Chris also meets the zombie-like hired help: the hostile caretaker, Walter (Marcus Henderson) and the obsequious maid and cook, Georgina (Betty Gabriel). Dean explains that Walter and Georgina, who are African American, were hired to care for his parents, but quickly adds, ‘I hate the way it looks. I would have voted for Obama a third term if I could have.’ This phrase naturally catches Chris’s attention, but his attempts to speak with his black ‘Brother’ and ‘sister’ in private prove disconcerting.

At dinner, Dean notices that Chris is a smoker. ‘Smoking is a nasty habit,’ he says, suggesting, ‘You should have Missy take care of that.’ After declining the offer of hypnosis, Chris retires for the night with Allison. But when Chris cannot sleep and goes downstairs, Missy is there drinking tea and asks him to join her. With the repetitive sound of the stirring spoon, the exhausted Chris goes under, and the following day recognises that he has no desire to smoke.

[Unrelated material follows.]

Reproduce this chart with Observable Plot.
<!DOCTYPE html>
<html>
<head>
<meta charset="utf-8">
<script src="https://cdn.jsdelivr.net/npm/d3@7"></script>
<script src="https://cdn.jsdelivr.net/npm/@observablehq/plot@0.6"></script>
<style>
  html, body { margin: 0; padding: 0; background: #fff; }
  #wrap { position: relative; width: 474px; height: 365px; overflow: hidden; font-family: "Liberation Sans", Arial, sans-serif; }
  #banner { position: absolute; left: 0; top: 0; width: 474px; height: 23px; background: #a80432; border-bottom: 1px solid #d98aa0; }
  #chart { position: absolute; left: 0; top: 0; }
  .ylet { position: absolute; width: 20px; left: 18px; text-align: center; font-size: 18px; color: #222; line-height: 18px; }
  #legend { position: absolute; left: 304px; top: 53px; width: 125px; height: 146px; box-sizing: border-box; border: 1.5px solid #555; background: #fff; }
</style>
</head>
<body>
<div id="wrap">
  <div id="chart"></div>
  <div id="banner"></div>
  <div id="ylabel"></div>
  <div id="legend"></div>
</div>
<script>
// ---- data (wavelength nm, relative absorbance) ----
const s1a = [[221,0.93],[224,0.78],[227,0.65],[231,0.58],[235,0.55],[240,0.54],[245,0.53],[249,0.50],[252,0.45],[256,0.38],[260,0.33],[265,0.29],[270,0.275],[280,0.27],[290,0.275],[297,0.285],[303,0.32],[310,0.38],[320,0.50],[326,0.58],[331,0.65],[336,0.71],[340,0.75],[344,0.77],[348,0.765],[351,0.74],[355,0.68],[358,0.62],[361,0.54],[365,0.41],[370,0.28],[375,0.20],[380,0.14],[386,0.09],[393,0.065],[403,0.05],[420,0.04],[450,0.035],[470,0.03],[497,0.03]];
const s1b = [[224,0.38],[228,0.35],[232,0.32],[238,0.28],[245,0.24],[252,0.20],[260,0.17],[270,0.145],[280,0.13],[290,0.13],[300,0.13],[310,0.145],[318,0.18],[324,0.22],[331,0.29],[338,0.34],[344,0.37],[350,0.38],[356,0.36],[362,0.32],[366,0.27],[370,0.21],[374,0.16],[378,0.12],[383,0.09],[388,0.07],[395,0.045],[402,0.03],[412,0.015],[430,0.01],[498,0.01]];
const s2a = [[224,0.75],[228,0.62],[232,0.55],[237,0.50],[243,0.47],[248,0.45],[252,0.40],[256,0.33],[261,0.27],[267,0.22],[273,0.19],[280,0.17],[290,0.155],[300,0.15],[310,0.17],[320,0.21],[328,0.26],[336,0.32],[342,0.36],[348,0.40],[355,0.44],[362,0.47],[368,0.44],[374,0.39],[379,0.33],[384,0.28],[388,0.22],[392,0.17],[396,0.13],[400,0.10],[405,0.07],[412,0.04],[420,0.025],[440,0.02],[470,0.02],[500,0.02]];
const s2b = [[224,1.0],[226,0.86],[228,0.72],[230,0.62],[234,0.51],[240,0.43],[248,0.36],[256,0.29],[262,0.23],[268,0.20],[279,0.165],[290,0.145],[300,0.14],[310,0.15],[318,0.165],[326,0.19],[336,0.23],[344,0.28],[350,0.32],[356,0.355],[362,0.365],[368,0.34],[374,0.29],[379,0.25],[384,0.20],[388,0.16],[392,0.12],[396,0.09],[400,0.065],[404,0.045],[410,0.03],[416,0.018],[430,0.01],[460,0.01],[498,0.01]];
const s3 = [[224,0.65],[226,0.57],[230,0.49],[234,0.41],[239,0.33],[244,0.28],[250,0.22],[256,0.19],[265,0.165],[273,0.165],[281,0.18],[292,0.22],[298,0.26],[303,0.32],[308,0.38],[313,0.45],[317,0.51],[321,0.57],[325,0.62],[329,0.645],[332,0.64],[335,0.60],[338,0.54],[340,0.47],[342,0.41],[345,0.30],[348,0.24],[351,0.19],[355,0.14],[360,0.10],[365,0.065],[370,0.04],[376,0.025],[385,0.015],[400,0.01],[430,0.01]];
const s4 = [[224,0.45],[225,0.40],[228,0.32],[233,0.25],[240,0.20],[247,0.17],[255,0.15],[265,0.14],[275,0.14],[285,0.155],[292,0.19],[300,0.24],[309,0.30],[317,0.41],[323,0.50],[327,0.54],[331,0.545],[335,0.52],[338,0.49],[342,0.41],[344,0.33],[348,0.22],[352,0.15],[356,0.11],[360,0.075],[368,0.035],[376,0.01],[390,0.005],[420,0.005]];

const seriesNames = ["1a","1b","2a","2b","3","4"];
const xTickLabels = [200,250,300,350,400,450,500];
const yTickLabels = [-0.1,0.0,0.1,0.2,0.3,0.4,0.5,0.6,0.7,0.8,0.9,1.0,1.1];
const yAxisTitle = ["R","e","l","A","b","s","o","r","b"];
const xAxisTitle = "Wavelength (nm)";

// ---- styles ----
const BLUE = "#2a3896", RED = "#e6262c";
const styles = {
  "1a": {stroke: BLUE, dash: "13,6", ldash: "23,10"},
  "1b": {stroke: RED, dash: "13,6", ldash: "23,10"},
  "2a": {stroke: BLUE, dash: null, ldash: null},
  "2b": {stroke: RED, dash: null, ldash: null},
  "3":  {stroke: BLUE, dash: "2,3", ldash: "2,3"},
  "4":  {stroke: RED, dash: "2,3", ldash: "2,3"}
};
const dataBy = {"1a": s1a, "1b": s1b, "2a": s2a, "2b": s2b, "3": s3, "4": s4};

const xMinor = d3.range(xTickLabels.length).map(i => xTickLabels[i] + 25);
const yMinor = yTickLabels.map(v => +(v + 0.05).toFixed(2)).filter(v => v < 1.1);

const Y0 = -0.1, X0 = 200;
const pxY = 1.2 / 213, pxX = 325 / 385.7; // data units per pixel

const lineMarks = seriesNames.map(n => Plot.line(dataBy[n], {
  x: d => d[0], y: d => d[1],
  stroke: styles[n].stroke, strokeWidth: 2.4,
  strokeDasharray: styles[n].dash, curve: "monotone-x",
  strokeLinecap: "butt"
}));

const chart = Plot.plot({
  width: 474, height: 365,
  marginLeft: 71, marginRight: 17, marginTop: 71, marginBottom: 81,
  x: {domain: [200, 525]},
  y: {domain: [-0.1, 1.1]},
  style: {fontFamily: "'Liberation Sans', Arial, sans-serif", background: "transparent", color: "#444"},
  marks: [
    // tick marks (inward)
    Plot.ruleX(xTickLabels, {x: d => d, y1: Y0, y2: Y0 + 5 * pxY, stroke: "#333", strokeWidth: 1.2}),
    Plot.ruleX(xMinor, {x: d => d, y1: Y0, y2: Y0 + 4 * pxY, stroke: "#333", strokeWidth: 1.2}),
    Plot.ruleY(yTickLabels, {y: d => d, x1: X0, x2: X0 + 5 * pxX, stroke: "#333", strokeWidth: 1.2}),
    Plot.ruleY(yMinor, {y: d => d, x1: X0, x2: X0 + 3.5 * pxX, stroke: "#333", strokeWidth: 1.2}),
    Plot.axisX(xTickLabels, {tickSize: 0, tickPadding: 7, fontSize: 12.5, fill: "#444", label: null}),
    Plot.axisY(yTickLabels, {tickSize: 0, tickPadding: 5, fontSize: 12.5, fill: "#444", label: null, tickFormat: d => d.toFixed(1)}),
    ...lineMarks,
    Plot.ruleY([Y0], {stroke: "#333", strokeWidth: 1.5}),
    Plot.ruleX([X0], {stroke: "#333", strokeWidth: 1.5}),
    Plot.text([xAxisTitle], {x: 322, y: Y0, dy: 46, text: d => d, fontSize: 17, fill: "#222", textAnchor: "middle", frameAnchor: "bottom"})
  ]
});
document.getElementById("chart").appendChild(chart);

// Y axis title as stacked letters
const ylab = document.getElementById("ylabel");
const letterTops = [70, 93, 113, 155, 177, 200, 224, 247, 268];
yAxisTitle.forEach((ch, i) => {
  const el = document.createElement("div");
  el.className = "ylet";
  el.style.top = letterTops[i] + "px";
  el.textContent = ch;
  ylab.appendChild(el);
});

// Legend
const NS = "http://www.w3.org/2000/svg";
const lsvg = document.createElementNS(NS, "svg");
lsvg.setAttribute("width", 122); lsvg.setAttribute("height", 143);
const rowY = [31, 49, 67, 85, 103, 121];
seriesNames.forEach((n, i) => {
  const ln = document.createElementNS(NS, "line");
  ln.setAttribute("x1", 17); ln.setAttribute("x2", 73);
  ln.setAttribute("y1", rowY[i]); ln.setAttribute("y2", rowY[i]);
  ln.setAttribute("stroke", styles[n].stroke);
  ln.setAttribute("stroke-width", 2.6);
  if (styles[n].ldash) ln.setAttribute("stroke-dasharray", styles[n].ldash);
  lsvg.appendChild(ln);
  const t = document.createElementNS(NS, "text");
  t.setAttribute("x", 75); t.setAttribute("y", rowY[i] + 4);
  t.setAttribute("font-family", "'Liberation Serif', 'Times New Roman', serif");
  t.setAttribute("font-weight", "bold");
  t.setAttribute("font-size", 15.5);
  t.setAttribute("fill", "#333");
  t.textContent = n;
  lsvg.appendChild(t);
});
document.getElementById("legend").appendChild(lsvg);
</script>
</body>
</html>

To say anything more about this inventive, humorous, but chilling film would be to do it a disservice and spoil your experience. Suffice it to say that Peele makes clever use of many of the clichés of the genre, turning some to comic effect. as with Dean’s tour of the house. Dean not only points out a mysterious locked door but comments on how isolated the house is.

Stephen Root and Bradley Whitford in Get Out - Credit IMDB

Stephen Root and Bradley Whitford in Get Out

The film loses some of its plausibility and originality with the big reveal towards the end, but the cast is superb, and Peele maintains the tension and surprises from start to finish. Perhaps Peele’s greatest achievement is to capture America’s historic unease with race relations in the guise of a horror movie. He cleverly tackles not only the liberal middle-class attitude to race relationships under Obama, but the boost the current administration has given to the gun lobby and white supremacists.

With the runaway success of Get Out Peele is apparently planning a follow-up to his debut. Since he is married to comic actress Chelsea Vanessa Peretti, perhaps his next socially relevant horror movie will be about Italian-Jewish in-laws.